Letícia Lima a contrário é nascida no interior do estado do Rio de Janeiro, na cidade de Três Rios – distante em cerca de 125km da capital. Naquela cidade fora eleita Miss Três Rios, em 1995. Fala-nos ela que sua terra natal tem muito a ver com o subúrbio carioca. “Eu cresci numa casa muito parecida com a da Jessika, com esse convívio que ela tem. Acho que o grande bacana do filme é que ele não faz piada com o subúrbio, não o coloca num lugar estereotipado onde a região é utilizada para se fazer piada. O filme não sublinha o subúrbio entendendo-o como engraçado”.
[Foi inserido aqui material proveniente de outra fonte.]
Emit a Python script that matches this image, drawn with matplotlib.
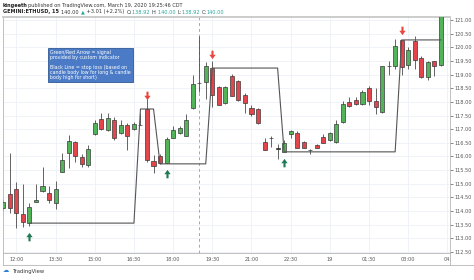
import numpy as np
import matplotlib.pyplot as plt
from matplotlib.path import Path
from matplotlib.offsetbox import TextArea, HPacker, AnchoredOffsetbox

# 15 min candles, GEMINI:ETHUSD, from 11:30 (Mar 18) to 04:15 (Mar 19)
opens = [114.11, 114.63, 114.80, 113.90, 113.56, 114.33, 114.74, 114.66, 114.29, 115.43,
         116.13, 116.53, 115.98, 115.69, 116.82, 117.37, 116.97, 117.34, 116.86, 117.15,
         117.00, 117.15, 117.74, 115.84, 116.02, 115.76, 116.68, 116.86, 116.75, 117.78,
         118.69, 118.73, 119.24, 118.55, 117.96, 118.95, 118.77, 118.25, 117.78, 117.74,
         116.53, 116.68, 116.28, 116.17, 116.82, 116.86, 116.53, 116.24, 116.42, 116.71,
         116.60, 116.53, 117.26, 118.00, 118.07, 117.92, 118.51, 118.03, 117.63, 119.31,
         119.31, 120.27, 119.35, 120.23, 119.60, 118.90, 119.50, 119.35]
highs = [114.45, 116.13, 115.07, 115.00, 114.30, 115.00, 115.60, 114.92, 115.10, 116.13,
         116.79, 116.55, 116.10, 116.42, 117.35, 117.60, 117.60, 117.45, 117.34, 117.22,
         117.28, 117.60, 118.10, 116.05, 116.10, 116.72, 117.10, 117.10, 117.56, 119.00,
         120.40, 119.45, 119.50, 118.60, 118.60, 119.03, 118.80, 118.31, 117.90, 117.78,
         116.67, 116.76, 116.46, 116.62, 116.96, 116.92, 116.55, 116.29, 116.44, 116.81,
         116.88, 117.33, 118.04, 118.19, 118.19, 118.42, 118.57, 118.50, 119.31, 119.50,
         120.30, 120.27, 120.00, 120.40, 119.68, 119.50, 119.50, 121.20]
lows = [114.00, 113.93, 113.38, 113.40, 113.45, 114.33, 114.70, 114.30, 114.06, 115.43,
        115.58, 115.80, 115.60, 115.63, 116.78, 116.97, 116.93, 116.60, 116.84, 116.24,
        116.97, 117.15, 115.80, 115.40, 115.74, 115.76, 116.66, 116.84, 116.75, 117.75,
        118.35, 118.10, 117.80, 117.87, 117.94, 118.20, 118.04, 117.60, 117.48, 117.20,
        116.22, 116.36, 115.90, 116.17, 116.68, 116.31, 116.30, 116.10, 116.30, 116.48,
        116.58, 116.51, 117.24, 117.82, 117.87, 117.90, 117.90, 117.55, 117.60, 119.00,
        119.20, 119.00, 119.22, 119.20, 118.88, 118.80, 118.95, 119.30]
closes = [114.33, 114.11, 113.93, 113.60, 114.15, 114.40, 114.92, 114.40, 114.81, 115.87,
          116.57, 116.00, 115.73, 116.27, 117.23, 117.00, 117.41, 116.68, 117.15, 116.74,
          117.19, 117.15, 115.87, 115.65, 115.76, 116.64, 116.97, 117.04, 117.34, 118.66,
          118.69, 119.31, 118.25, 117.89, 118.55, 118.22, 118.07, 117.96, 117.56, 117.23,
          116.24, 116.68, 116.28, 116.50, 116.93, 116.31, 116.31, 116.24, 116.31, 116.50,
          116.86, 117.19, 117.92, 117.85, 117.92, 118.36, 118.03, 117.81, 119.31, 119.31,
          120.05, 119.28, 119.90, 119.53, 118.90, 119.46, 119.31, 121.20]

nan = np.nan
stop_loss = [nan, nan, nan, nan,
             113.56, 113.56, 113.56, 113.56, 113.56, 113.56, 113.56, 113.56, 113.56, 113.56,
             113.56, 113.56, 113.56, 113.56, 113.56, 113.56, 113.56,
             117.74, 117.74, 117.74,
             115.73, 115.73, 115.73, 115.73, 115.73, 115.73, 115.73, 115.73,
             119.24, 119.24, 119.24, 119.24, 119.24, 119.24, 119.24, 119.24, 119.24, 119.24,
             119.24,
             116.17, 116.17, 116.17, 116.17, 116.17, 116.17, 116.17, 116.17, 116.17, 116.17,
             116.17, 116.17, 116.17, 116.17, 116.17, 116.17, 116.17, 116.17,
             120.27, 120.27, 120.27, 120.27, 120.27, 120.27, 120.27]

buy_idx = [4, 25, 43]
buy_y = [113.10, 115.40, 115.80]
sell_idx = [22, 32, 61]
sell_y = [118.20, 119.70, 120.60]

time_ticks = [2, 8, 14, 20, 26, 32, 38, 44, 50, 56, 62, 68]
time_labels = ['12:00', '13:30', '15:00', '16:30', '18:00', '19:30', '21:00',
               '22:30', '19', '01:30', '03:00', '04:']
price_ticks = [112.5, 113.0, 113.5, 114.0, 114.5, 115.0, 115.5, 116.0, 116.5,
               117.0, 117.5, 118.0, 118.5, 119.0, 119.5, 120.0, 120.5, 121.0]

GREEN = '#53b358'
RED = '#e2454b'
EDGE = '#3a3a3a'


def arrow_marker(up):
    v = [(-0.22, -1.0), (0.22, -1.0), (0.22, -0.15), (0.65, -0.15), (0.0, 0.75),
         (-0.65, -0.15), (-0.22, -0.15), (-0.22, -1.0)]
    if not up:
        v = [(x, -y) for x, y in v]
    return Path(v, [Path.MOVETO] + [Path.LINETO] * 6 + [Path.CLOSEPOLY])


def header_line(parts, y):
    boxes = [TextArea(t, textprops=dict(fontsize=3.6, color=col, fontweight=w))
             for t, col, w in parts]
    pack = HPacker(children=boxes, pad=0, sep=0.3, align='baseline')
    return AnchoredOffsetbox(loc='center left', child=pack, pad=0, frameon=False,
                             bbox_to_anchor=(3 / 474, 1 - y / 280),
                             bbox_transform=plt.gcf().transFigure, borderpad=0)


def plot_chart():
    fig = plt.figure(figsize=(4.74, 2.80), dpi=100)
    ax = fig.add_axes([3 / 474, 1 - 253 / 280, 447 / 474, 236 / 280])

    idx = np.arange(len(opens))
    o = np.array(opens)
    c = np.array(closes)
    cols = [GREEN if cc > oo else (RED if cc < oo else 'black') for oo, cc in zip(o, c)]

    ax.vlines(idx, lows, highs, color='#4a4a4a', lw=0.6, zorder=2)
    body_lo = np.minimum(o, c)
    body_h = np.maximum(np.abs(c - o), 0.015)
    ax.bar(idx, body_h, bottom=body_lo, width=0.62, color=cols,
           edgecolor=EDGE, linewidth=0.5, zorder=3)

    ax.plot(idx, stop_loss, color='#555555', lw=0.8, zorder=4)

    ax.scatter(buy_idx, buy_y, marker=arrow_marker(True), s=48, color='#1f7a55',
               linewidths=0, zorder=5)
    ax.scatter(sell_idx, sell_y, marker=arrow_marker(False), s=48, color='#e8473d',
               linewidths=0, zorder=5)

    # crosshair
    ax.axvline(30, color='#7fb0e0', lw=0.7, ls=(0, (3, 3)), zorder=1)

    ax.set_xlim(-0.05, 68.4)
    ax.set_ylim(112.465, 121.11)
    ax.set_xticks(time_ticks)
    ax.set_xticklabels(time_labels)
    ax.set_yticks(price_ticks)
    ax.set_yticklabels(['%.2f' % p for p in price_ticks])
    ax.yaxis.tick_right()
    ax.tick_params(axis='y', labelsize=3.6, length=2, width=0.5, pad=1, colors='#555555')
    ax.tick_params(axis='x', labelsize=3.6, length=0, pad=3.2, colors='#555555')
    ax.grid(True, color='#edf0f5', lw=0.6)
    ax.set_axisbelow(True)
    for side in ['left', 'right', 'bottom']:
        ax.spines[side].set_color('#b5b5b5')
        ax.spines[side].set_linewidth(0.6)
    ax.spines['top'].set_color('#c8c8c8')
    ax.spines['top'].set_linewidth(1.3)

    # outer frame of time axis
    fig.add_artist(plt.Line2D([3 / 474, 1], [1 - 265 / 280] * 2, color='#b5b5b5', lw=0.6))
    fig.add_artist(plt.Line2D([450 / 474] * 2, [1 - 265 / 280, 1 - 253 / 280],
                              color='#b5b5b5', lw=0.6))
    fig.add_artist(plt.Line2D([3 / 474] * 2, [1 - 265 / 280, 1 - 253 / 280],
                              color='#b5b5b5', lw=0.6))

    # note box
    note = ('Green/Red Arrow = signal\nprovided by custom indicator\n\n'
            'Black Line = stop loss (based on\ncandle body low for long & candle\n'
            'body high for short)')
    fig.text(50 / 474, 1 - 50 / 280, note, ha='left', va='top', fontsize=3.4,
             color='white', linespacing=1.0,
             bbox=dict(boxstyle='square,pad=0.45', fc='#4b7bc6', ec='#2f5895', lw=0.6))

    # header
    teal = '#26a69a'
    line1 = [('kingeeth', '#222222', 'bold'),
             ('published on TradingView.com, March 19, 2020 19:25:46 CDT', '#333333', 'normal')]
    line2 = [('GEMINI:ETHUSD, 15 ', '#222222', 'bold'), ('140.00 ', '#333333', 'normal'),
             ('\u25b2', teal, 'normal'), (' +3.01 (+2.2%) ', '#333333', 'normal'),
             ('O:', '#333333', 'normal'), ('138.92 ', teal, 'normal'),
             ('H:', '#333333', 'normal'), ('140.00 ', teal, 'normal'),
             ('L:', '#333333', 'normal'), ('138.92 ', teal, 'normal'),
             ('C:', '#333333', 'normal'), ('140.00', teal, 'normal')]
    fig.add_artist(header_line(line1, 5))
    fig.add_artist(header_line(line2, 12))

    # footer logo
    fig.text(3 / 474, 1 - 271 / 280, '\u2601', fontsize=4.5, color='#2f7fd9', va='center')
    fig.text(13 / 474, 1 - 272 / 280, 'TradingView', fontsize=3.8, color='#333333',
             va='center')

    plt.savefig('out.png', dpi=100)
    plt.close()


if __name__ == '__main__':
    plot_chart()
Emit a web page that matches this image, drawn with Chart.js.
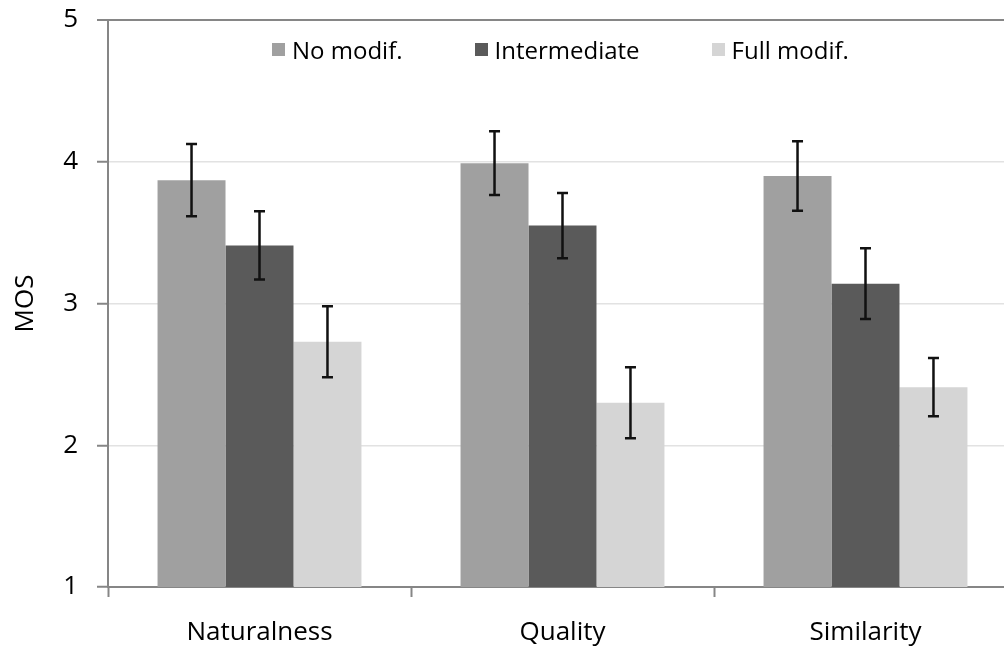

Letícia Lima observa similaridade entre o subúrbio carioca e a sua cidade natal, Três Rios (RJ) [Foto: Leo Franco/AgNews]

NAS ONDAS DO RÁDIO

Além da questão protestante, “Nas ondas da Fé” traz o rádio como a um protagonista. A contrário da crença geral, o segmento não entrou em baixa por por conta do streaming ou dos podcasts, ao contrário. Segundo o Kantar IBOPE Media aponta, o formato é consumido por 83% da população brasileira, levando-se em conta as 13 regiões pesquisadas pela empresa. Ainda segundo o órgão, 3 a cada 5 ouvintes escuta rádio diariamente e por, ao menos 4 horas. Há ainda, uma grande parcela que o consome através da Internet. Todavia, aqueles que o escutam pelo equipamento de som, equivalem à maior parcela dos ouvintes, 83%.

Marcelo Adnet vive um comunicador em “Nas Ondas da Fé”. O rádio ainda é muito forte no Brasil (Foto: Divulgação)

Em 2022 celebrou-se os 100 anos da primeira transmissão de rádio no Brasil. Em 1923  instalou-se a primeira emissora, a Rádio Sociedade do Rio de Janeiro. Na capital fluminense, as emissoras segmentadas ao público evangélico, como aquela presente no filme de Joffily, respondem a posições de destaque entre as dez mais ouvidas do Rio. Em Maio de 2022, a Rádio Melodia ocupava o segundo lugar, numa disputa muito acirrada com a líder. A 93FM, também religiosa, ocupou a quinta posição. Há pelo menos quatro anos, a líder no segmento é a FM O Dia, emissora popular/eclética.